Hierarchical Structure
Basic-level categories sit in the middle of a hierarchical structure. They are more specific than superordinate categories like animal and less specific than subordinate ones like poodle. That structure helps show how meaning can be organized from broad to narrow without treating every level as equally useful in conversation.
Categorization
Categorization is the broader process of sorting things into groups, and basic-level categories are one of its most common outcomes. This term shows that categorization is not just about whether something fits, but about which level of naming feels most natural and efficient for speakers.
Cognitive Economy
Cognitive economy explains why people prefer labels that give the most information with the least mental effort. Basic-level categories are efficient because they are specific enough to be useful but general enough to apply widely. That balance makes them a strong example of how the mind streamlines meaning.
A quiz or short-answer question might give you a list like animal, dog, and poodle and ask which label is the basic-level category. You would identify the middle level, then explain why it is the most natural everyday name. On an essay or discussion prompt, you might use the term to explain why one category feels more typical or easier to name than another. If the question includes examples like robin, bird, and ostrich, you can connect basic-level categories to prototype effects and typicality judgments. The main move is to show how speakers choose the most efficient level of meaning, not just the most technically correct one.
Basic-level categories are one level inside a hierarchy, while hierarchical structure is the whole system that arranges categories from broad to narrow.
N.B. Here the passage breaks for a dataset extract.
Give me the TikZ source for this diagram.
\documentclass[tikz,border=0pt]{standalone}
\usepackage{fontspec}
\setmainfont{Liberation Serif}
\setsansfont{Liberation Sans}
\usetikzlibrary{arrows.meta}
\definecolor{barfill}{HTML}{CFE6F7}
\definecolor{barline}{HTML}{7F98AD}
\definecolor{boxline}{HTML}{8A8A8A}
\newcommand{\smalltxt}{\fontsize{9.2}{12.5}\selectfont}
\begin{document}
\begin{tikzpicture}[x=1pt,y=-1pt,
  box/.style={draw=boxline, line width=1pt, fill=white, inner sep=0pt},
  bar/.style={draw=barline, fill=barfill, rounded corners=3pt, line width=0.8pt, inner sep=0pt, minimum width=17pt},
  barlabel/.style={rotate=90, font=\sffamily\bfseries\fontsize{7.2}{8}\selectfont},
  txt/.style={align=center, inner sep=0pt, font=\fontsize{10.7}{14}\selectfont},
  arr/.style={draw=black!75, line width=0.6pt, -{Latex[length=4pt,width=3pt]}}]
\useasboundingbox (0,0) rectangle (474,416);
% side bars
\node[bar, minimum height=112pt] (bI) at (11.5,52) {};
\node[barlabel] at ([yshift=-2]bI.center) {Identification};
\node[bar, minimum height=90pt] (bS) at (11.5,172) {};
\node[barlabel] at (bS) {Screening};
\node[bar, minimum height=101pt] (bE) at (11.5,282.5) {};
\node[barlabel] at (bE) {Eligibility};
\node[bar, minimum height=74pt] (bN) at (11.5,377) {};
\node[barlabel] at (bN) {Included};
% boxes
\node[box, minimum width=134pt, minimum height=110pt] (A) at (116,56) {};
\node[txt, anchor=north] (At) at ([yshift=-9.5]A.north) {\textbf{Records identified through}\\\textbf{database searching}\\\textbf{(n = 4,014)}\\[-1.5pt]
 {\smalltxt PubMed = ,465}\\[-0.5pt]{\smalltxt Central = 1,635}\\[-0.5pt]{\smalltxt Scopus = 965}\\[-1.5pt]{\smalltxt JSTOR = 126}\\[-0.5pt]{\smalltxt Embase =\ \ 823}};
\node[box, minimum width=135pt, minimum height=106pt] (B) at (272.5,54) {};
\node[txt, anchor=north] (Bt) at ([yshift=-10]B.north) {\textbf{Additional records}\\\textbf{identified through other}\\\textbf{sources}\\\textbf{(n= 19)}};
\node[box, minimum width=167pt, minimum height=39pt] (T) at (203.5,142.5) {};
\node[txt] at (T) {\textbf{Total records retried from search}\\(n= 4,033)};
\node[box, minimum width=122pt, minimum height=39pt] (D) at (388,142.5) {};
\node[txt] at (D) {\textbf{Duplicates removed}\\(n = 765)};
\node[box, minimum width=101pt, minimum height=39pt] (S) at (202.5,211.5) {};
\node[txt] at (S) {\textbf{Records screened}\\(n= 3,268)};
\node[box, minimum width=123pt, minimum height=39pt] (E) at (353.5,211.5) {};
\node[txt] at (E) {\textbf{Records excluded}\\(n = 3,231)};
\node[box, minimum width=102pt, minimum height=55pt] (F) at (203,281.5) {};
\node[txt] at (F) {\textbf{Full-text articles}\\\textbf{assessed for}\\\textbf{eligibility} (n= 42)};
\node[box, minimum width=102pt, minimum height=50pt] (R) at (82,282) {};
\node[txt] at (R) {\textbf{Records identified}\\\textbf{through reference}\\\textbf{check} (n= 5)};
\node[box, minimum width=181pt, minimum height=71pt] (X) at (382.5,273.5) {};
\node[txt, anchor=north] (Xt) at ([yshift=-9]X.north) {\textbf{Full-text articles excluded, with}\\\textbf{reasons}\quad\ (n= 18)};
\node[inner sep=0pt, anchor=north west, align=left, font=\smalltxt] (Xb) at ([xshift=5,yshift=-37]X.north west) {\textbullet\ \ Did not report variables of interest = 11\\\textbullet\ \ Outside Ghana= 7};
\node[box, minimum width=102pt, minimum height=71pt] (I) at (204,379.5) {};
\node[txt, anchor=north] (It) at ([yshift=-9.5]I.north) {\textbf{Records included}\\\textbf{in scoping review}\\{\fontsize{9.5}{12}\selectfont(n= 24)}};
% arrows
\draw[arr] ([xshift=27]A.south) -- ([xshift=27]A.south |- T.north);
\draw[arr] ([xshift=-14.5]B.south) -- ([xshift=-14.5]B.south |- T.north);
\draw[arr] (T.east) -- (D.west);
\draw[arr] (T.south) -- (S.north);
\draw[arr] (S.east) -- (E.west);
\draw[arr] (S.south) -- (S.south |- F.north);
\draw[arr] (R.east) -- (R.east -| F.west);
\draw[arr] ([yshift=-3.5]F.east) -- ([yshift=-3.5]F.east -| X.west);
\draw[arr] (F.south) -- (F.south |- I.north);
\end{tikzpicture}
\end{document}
If you are asked for the term, basic-level categories are the middle, most natural labels. If you are asked about the structure, you describe how those levels relate to one another.
Basic-level categories are the middle-level labels people use most naturally, like dog instead of animal or poodle.
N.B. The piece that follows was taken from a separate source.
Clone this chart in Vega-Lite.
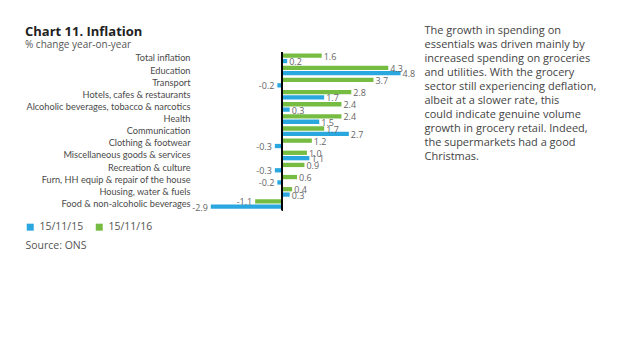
{
  "$schema": "https://vega.github.io/schema/vega-lite/v6.json",
  "autosize": "none",
  "width": 221.85,
  "height": 157.8,
  "padding": {"left": 196, "top": 52.3, "right": 220, "bottom": 149},
  "background": "white",
  "title": {
    "text": "Chart 11. Inflation",
    "subtitle": "% change year-on-year",
    "anchor": "start",
    "frame": "group",
    "dx": -171,
    "dy": 29,
    "offset": 4,
    "font": "Open Sans",
    "fontSize": 13,
    "fontWeight": "bold",
    "color": "#222222",
    "subtitleFont": "Open Sans",
    "subtitleFontSize": 10,
    "subtitleColor": "#555555",
    "subtitlePadding": 1
  },
  "data": {
    "values": [
      {"category": "Total inflation", "series": "15/11/16", "value": 1.6},
      {"category": "Total inflation", "series": "15/11/15", "value": 0.2},
      {"category": "Education", "series": "15/11/16", "value": 4.3},
      {"category": "Education", "series": "15/11/15", "value": 4.8},
      {"category": "Transport", "series": "15/11/16", "value": 3.7},
      {"category": "Transport", "series": "15/11/15", "value": -0.2},
      {"category": "Hotels, cafes & restaurants", "series": "15/11/16", "value": 2.8},
      {"category": "Hotels, cafes & restaurants", "series": "15/11/15", "value": 1.7},
      {"category": "Alcoholic beverages, tobacco & narcotics", "series": "15/11/16", "value": 2.4},
      {"category": "Alcoholic beverages, tobacco & narcotics", "series": "15/11/15", "value": 0.3},
      {"category": "Health", "series": "15/11/16", "value": 2.4},
      {"category": "Health", "series": "15/11/15", "value": 1.5},
      {"category": "Communication", "series": "15/11/16", "value": 1.7},
      {"category": "Communication", "series": "15/11/15", "value": 2.7},
      {"category": "Clothing & footwear", "series": "15/11/16", "value": 1.2},
      {"category": "Clothing & footwear", "series": "15/11/15", "value": -0.3},
      {"category": "Miscellaneous goods & services", "series": "15/11/16", "value": 1.0},
      {"category": "Miscellaneous goods & services", "series": "15/11/15", "value": 1.1},
      {"category": "Recreation & culture", "series": "15/11/16", "value": 0.9},
      {"category": "Recreation & culture", "series": "15/11/15", "value": -0.3},
      {"category": "Furn, HH equip & repair of the house", "series": "15/11/16", "value": 0.6},
      {"category": "Furn, HH equip & repair of the house", "series": "15/11/15", "value": -0.2},
      {"category": "Housing, water & fuels", "series": "15/11/16", "value": 0.4},
      {"category": "Housing, water & fuels", "series": "15/11/15", "value": 0.3},
      {"category": "Food & non-alcoholic beverages", "series": "15/11/16", "value": -1.1},
      {"category": "Food & non-alcoholic beverages", "series": "15/11/15", "value": -2.9}
    ]
  },
  "encoding": {
    "y": {
      "field": "category",
      "type": "nominal",
      "sort": null,
      "scale": {"paddingInner": 0, "paddingOuter": 0},
      "axis": {
        "domain": false,
        "ticks": false,
        "labelPadding": 6,
        "labelFont": "Lato",
        "labelFontSize": 9.2,
        "labelColor": "#4a4a4a",
        "labelLimit": 300,
        "title": [
          "The growth in spending on",
          "essentials was driven mainly by",
          "increased spending on groceries",
          "and utilities. With the grocery",
          "sector still experiencing deflation,",
          "albeit at a slower rate, this",
          "could indicate genuine volume",
          "growth in grocery retail. Indeed,",
          "the supermarkets had a good",
          "Christmas."
        ],
        "titleX": 228,
        "titleY": -18.3,
        "titleAngle": 0,
        "titleAlign": "left",
        "titleBaseline": "alphabetic",
        "titleFont": "Open Sans",
        "titleFontSize": 11,
        "titleFontWeight": "normal",
        "titleColor": "#444444",
        "titleLineHeight": 13.9
      }
    },
    "x": {
      "field": "value",
      "type": "quantitative",
      "scale": {"domain": [-3.5, 5.5], "nice": false, "zero": false},
      "axis": {
        "domain": false,
        "ticks": false,
        "labels": false,
        "grid": false,
        "title": "Source: ONS",
        "titleX": -171,
        "titleY": 38.9,
        "titleAlign": "left",
        "titleAnchor": "start",
        "titleBaseline": "alphabetic",
        "titleFont": "Open Sans",
        "titleFontSize": 10.5,
        "titleFontWeight": "normal",
        "titleColor": "#555555"
      }
    }
  },
  "layer": [
    {
      "mark": {"type": "bar"},
      "encoding": {
        "yOffset": {
          "field": "series",
          "type": "nominal",
          "scale": {"domain": ["15/11/16", "15/11/15"], "paddingInner": 0.2, "paddingOuter": 0.23}
        },
        "color": {
          "field": "series",
          "type": "nominal",
          "scale": {"domain": ["15/11/15", "15/11/16"], "range": ["#2aa7df", "#76bc43"]},
          "legend": {
            "orient": "none",
            "direction": "horizontal",
            "legendX": -171,
            "legendY": 169.5,
            "title": null,
            "symbolType": "square",
            "symbolSize": 49,
            "symbolStrokeWidth": 0,
            "labelFont": "Open Sans",
            "labelFontSize": 10.5,
            "labelColor": "#555555",
            "labelOffset": 4,
            "columnSpacing": 11
          }
        }
      }
    },
    {
      "transform": [{"filter": "datum.value >= 0"}],
      "mark": {"type": "text", "align": "left", "baseline": "middle", "dx": 2, "dy": 1, "font": "Open Sans", "fontSize": 9, "color": "#666666"},
      "encoding": {
        "yOffset": {"field": "series", "type": "nominal"},
        "text": {"field": "value", "type": "quantitative", "format": ".1f"}
      }
    },
    {
      "transform": [{"filter": "datum.value < 0"}],
      "mark": {"type": "text", "align": "right", "baseline": "middle", "dx": -3, "dy": 1, "font": "Open Sans", "fontSize": 9, "color": "#666666"},
      "encoding": {
        "yOffset": {"field": "series", "type": "nominal"},
        "text": {"field": "value", "type": "quantitative", "format": ".1f"}
      }
    },
    {
      "mark": {"type": "rule", "color": "#000000", "strokeWidth": 1},
      "encoding": {
        "x": {"datum": 0, "type": "quantitative"},
        "y": null
      }
    }
  ],
  "config": {
    "view": {"stroke": null},
    "locale": {
      "number": {"decimal": ".", "thousands": ",", "grouping": [3], "currency": ["$", ""], "minus": "-"}
    }
  }
}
They are useful because they balance specificity and generality, so they work well in everyday communication.
In Intro to Semantics and Pragmatics, the term connects category labels to prototype theory, typicality, and cognitive economy.
A basic-level category is often the first label children learn and the one adults name fastest in simple identification tasks.
The term matters when you explain how meaning is organized in the mind and why some word choices feel more natural than others.
Basic-level categories are the most natural middle level of classification, like dog instead of animal or poodle. In semantics, they show how people group meaning in a way that is efficient, familiar, and easy to say in conversation.
Superordinate categories are broader, like animal, and subordinate categories are more specific, like poodle. Basic-level categories sit in the middle, and they are usually the quickest and most natural labels people use.
Prototype theory says categories often center on the best or most typical examples. Basic-level categories often line up with those typical examples, which is why they feel especially natural and easy to recognize.
Use the term to explain why a particular label feels like the default name for something. For example, you can say dog is the basic-level category because it is more specific than animal but less narrow than poodle.